— start Data —

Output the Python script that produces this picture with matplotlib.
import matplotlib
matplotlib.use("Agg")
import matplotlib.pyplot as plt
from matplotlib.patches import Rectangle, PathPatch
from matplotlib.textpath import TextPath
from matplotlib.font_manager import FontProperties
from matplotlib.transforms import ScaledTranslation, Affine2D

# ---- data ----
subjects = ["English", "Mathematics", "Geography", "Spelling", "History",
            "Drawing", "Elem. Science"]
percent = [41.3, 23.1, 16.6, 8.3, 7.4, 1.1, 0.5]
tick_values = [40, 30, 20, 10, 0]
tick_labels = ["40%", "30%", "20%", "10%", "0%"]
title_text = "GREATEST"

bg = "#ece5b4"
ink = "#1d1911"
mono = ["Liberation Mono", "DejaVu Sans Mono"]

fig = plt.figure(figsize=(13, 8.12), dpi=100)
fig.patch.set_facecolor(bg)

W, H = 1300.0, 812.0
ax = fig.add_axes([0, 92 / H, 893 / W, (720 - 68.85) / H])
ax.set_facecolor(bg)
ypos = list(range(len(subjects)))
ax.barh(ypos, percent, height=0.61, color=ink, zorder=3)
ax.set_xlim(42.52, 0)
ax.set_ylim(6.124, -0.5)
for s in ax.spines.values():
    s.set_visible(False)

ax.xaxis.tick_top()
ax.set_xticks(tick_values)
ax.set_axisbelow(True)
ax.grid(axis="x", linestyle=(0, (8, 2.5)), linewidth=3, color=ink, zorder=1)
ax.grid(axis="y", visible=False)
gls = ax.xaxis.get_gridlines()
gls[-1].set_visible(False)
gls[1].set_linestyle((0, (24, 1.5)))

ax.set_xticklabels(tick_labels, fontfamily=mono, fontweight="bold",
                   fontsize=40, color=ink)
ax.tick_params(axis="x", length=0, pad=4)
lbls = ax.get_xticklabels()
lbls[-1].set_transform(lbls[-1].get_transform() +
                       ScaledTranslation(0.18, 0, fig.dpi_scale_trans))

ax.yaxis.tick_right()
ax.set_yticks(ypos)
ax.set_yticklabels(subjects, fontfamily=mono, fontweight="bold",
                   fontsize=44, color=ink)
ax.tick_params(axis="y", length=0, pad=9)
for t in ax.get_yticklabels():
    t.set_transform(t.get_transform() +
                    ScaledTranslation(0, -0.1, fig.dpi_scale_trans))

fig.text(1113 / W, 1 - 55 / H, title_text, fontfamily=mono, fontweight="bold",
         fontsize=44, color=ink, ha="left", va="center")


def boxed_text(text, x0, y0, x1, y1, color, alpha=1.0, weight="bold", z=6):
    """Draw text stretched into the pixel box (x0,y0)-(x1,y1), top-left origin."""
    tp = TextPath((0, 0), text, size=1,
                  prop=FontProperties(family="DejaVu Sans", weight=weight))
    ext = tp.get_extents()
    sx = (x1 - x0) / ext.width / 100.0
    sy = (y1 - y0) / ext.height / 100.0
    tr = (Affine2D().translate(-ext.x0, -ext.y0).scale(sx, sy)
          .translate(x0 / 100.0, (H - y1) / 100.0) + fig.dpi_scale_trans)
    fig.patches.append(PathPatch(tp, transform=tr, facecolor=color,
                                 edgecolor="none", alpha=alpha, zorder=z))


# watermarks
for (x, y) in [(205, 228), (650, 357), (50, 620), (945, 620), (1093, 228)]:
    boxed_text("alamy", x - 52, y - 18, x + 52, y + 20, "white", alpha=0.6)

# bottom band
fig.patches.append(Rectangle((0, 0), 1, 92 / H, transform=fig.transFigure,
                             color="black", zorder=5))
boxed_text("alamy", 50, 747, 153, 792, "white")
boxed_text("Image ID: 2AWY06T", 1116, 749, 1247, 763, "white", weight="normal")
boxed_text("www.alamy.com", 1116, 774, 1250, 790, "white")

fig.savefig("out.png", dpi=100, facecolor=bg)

— end Data —

> [Your instructions]
Across the material above, how many lines include the string "matplotlib"? Only the number is wanted.

> [The completed task]
8